** START Given records **

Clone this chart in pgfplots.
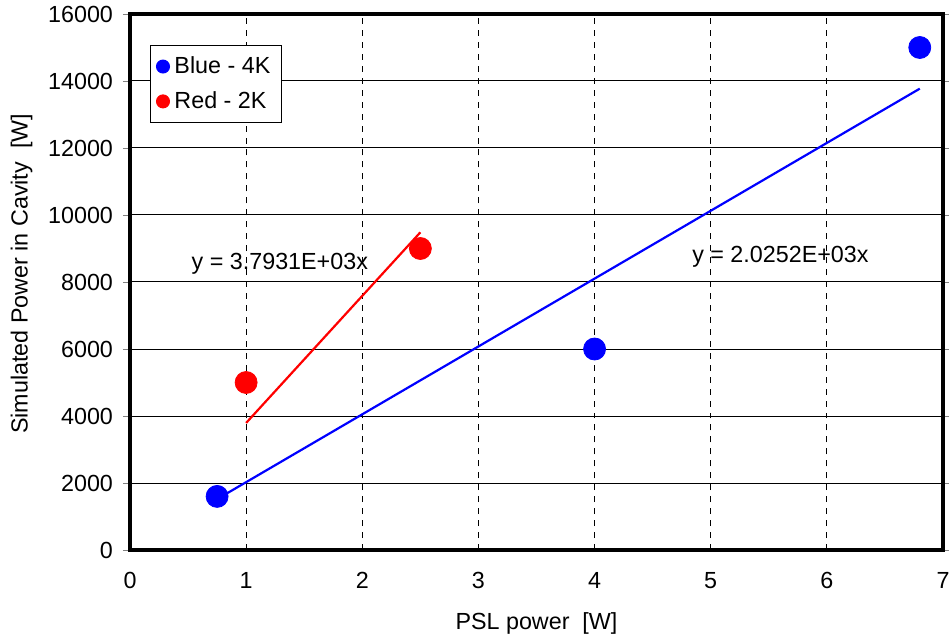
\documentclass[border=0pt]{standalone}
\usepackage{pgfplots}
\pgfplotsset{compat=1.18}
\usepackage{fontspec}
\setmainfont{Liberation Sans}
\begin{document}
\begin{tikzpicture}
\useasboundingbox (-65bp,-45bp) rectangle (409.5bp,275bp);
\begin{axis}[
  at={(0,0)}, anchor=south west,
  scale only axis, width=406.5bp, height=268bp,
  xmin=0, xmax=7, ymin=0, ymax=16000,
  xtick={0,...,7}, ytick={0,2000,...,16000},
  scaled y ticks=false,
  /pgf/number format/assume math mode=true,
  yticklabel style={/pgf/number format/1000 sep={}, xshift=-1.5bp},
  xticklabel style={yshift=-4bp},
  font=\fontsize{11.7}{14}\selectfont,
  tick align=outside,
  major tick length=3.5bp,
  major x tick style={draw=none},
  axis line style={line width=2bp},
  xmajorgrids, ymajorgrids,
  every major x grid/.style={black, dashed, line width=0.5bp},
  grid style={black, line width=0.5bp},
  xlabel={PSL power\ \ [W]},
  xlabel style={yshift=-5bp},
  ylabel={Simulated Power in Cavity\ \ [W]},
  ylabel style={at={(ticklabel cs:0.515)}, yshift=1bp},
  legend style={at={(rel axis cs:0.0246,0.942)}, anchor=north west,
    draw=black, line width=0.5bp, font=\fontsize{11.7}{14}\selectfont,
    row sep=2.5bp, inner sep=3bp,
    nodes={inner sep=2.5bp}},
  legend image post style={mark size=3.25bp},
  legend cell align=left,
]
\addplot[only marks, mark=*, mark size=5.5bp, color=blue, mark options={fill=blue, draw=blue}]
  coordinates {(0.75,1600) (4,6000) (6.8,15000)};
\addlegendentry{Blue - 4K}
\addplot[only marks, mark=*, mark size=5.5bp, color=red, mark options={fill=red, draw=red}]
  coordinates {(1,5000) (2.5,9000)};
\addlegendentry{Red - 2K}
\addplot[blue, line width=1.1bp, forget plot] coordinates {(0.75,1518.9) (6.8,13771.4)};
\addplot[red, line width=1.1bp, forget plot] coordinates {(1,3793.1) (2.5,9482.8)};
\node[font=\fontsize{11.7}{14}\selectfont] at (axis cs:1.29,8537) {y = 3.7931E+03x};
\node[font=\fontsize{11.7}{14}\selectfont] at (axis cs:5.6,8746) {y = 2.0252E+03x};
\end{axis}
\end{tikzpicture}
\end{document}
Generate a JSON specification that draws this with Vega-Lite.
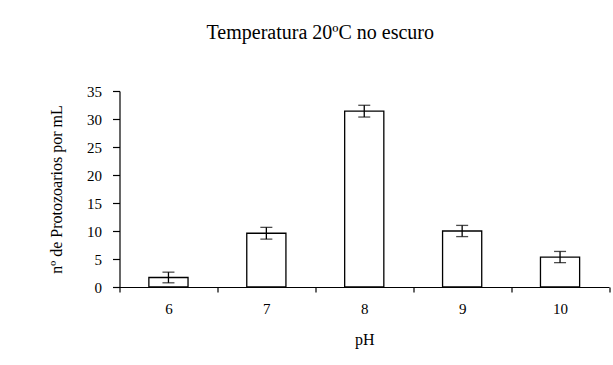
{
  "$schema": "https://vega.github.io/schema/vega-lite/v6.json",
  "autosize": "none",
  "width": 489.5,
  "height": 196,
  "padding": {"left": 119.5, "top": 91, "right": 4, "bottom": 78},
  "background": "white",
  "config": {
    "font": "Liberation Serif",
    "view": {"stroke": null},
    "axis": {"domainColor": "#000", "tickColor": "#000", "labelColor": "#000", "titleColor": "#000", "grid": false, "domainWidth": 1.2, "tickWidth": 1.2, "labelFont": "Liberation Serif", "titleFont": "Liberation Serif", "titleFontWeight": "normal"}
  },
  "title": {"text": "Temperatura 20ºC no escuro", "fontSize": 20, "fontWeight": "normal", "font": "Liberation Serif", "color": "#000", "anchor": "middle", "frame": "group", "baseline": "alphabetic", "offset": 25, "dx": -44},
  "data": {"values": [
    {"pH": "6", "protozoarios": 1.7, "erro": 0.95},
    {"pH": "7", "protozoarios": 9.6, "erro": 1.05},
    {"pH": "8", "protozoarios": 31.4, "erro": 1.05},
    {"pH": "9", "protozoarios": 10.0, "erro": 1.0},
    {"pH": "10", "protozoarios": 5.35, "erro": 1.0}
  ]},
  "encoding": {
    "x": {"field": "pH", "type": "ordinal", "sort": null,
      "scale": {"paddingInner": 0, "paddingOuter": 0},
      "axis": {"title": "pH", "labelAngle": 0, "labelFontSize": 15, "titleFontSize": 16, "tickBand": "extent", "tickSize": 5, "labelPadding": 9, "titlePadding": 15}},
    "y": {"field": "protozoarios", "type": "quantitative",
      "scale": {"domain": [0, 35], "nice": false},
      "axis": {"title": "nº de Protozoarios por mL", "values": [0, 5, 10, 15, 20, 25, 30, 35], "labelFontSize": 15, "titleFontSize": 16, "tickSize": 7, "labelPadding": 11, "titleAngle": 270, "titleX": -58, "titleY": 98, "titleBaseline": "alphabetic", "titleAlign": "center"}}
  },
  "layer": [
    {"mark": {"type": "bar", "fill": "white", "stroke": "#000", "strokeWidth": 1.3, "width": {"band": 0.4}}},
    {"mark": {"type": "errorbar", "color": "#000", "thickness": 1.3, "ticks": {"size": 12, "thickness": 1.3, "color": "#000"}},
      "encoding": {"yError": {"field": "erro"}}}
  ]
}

** END Given records **
** START Given records **

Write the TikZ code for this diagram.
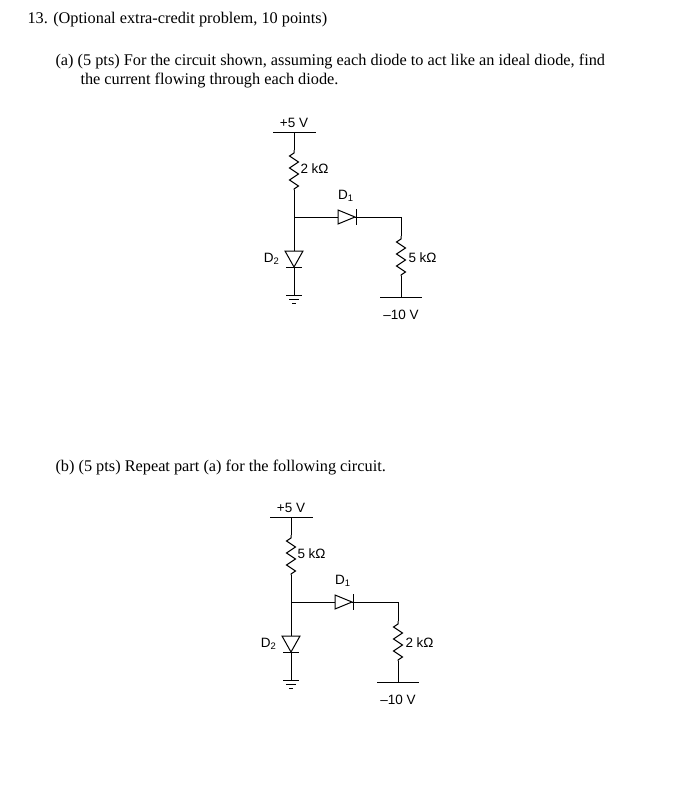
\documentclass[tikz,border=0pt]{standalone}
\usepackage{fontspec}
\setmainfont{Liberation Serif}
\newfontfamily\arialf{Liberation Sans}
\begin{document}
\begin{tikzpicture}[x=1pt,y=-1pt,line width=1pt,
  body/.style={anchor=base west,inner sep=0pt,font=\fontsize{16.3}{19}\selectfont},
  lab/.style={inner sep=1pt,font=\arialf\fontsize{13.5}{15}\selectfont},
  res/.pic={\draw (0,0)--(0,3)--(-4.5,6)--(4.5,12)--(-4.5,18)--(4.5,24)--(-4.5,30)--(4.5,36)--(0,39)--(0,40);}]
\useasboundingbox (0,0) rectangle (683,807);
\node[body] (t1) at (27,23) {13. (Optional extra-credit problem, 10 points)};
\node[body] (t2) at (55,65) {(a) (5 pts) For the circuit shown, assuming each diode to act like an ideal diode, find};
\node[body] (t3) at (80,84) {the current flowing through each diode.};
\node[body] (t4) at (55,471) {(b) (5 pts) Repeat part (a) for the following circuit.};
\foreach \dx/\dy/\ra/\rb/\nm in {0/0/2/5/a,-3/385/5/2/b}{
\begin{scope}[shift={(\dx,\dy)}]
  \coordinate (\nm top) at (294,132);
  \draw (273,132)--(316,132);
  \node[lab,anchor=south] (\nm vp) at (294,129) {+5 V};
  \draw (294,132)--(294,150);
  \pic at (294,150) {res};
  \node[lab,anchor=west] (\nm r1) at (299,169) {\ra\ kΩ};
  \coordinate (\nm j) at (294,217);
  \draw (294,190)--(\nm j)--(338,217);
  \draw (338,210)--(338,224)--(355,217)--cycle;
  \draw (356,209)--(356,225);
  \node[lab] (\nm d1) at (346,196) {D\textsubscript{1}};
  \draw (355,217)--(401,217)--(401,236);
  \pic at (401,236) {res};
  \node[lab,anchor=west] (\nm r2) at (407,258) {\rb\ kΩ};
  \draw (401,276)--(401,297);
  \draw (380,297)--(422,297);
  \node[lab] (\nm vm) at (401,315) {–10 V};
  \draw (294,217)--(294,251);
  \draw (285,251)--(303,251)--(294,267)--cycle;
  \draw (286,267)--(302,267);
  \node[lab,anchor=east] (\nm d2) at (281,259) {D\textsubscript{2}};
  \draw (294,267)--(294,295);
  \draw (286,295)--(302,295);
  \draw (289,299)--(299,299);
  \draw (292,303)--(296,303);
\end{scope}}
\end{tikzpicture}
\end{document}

** END Given records **

## What you are asked to do
Report the number of lines in the entries above that include the word "this" and add nothing to it.

## Reply to the exercise
3